Commercial vehicle registration is significantly more expensive than standard passenger vehicle registration. This higher cost stems from the increased regulatory oversight and the disproportionate impact commercial vehicles have on public infrastructure. The fees collected are generally intended to offset the greater wear and tear these heavier vehicles inflict on roads and bridges, in addition to covering the costs associated with increased safety and operational compliance.
Defining Commercial Vehicle Status
Whether a vehicle qualifies as commercial is determined by its function, size, and the nature of its use. A commercial vehicle is broadly defined as one used for the transportation of property or passengers for compensation, profit, or hire, such as a delivery van, taxi, or a vehicle used by a business to transport goods.
Vehicle size is another primary trigger for commercial classification, often superseding the vehicle’s specific use. Many states designate a vehicle as commercial if its Gross Vehicle Weight Rating (GVWR) exceeds a certain threshold, such as 10,000 pounds or 26,001 pounds. This rating is the maximum loaded weight specified by the manufacturer. Even a pickup truck or van used for personal errands may be required to register commercially if its GVWR meets or exceeds the state’s commercial weight limit. The presence of business lettering or signage permanently affixed to the vehicle can also prompt a commercial registration requirement.
Key Factors Driving Higher Registration Costs
The increased expense of commercial registration is tied directly to the regulatory and financial burdens associated with commercial operations. Commercial vehicles impose significantly higher costs on public infrastructure maintenance because their weight causes exponentially more damage to roadways than passenger cars. This wear and tear is often quantified using the “fourth power law,” meaning damage to pavement increases to the fourth power of the axle weight. For example, a single 80,000-pound tractor-trailer can cause the same road damage as thousands of passenger vehicles.
Registration fees include significant surcharges intended to recover some of this disproportionate infrastructure cost. Commercial operations also carry higher liability risks, translating into higher mandated liability insurance requirements factored into the registration process. Additional regulatory fees cover the costs of safety oversight, such as compliance programs, mandated inspections, and administrative processes associated with interstate commerce, like the International Registration Plan (IRP).
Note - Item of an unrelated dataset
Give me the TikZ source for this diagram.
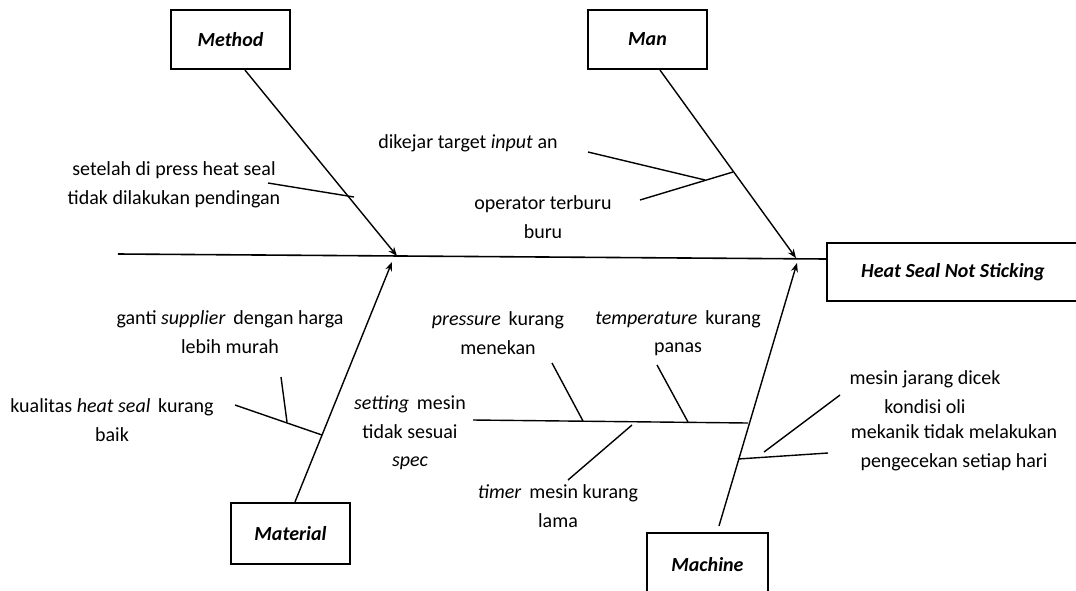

How Vehicle Weight Determines the Final Fee
The final commercial registration fee is calculated primarily based on the vehicle’s Gross Vehicle Weight Rating (GVWR) or a declared gross weight. The declared gross weight is the maximum weight the owner intends the vehicle to operate at, including the vehicle’s weight and its heaviest anticipated load. Owners must select a declared weight high enough to account for the heaviest load they plan to carry during the registration period.
Registration fees are typically assessed in graduated tiers, meaning the cost jumps significantly as the declared weight crosses specific thresholds. A fee schedule might have distinct brackets (e.g., 10,001 to 14,000 pounds, then 14,001 to 18,000 pounds), with the fee increasing with each higher weight class. Furthermore, trucks operating at 55,000 pounds or more must submit proof of payment for the Federal Heavy Vehicle Use Tax (HVUT) to the IRS. This tiered structure ensures that the heaviest vehicles, which cause the most road degradation, bear the highest financial burden.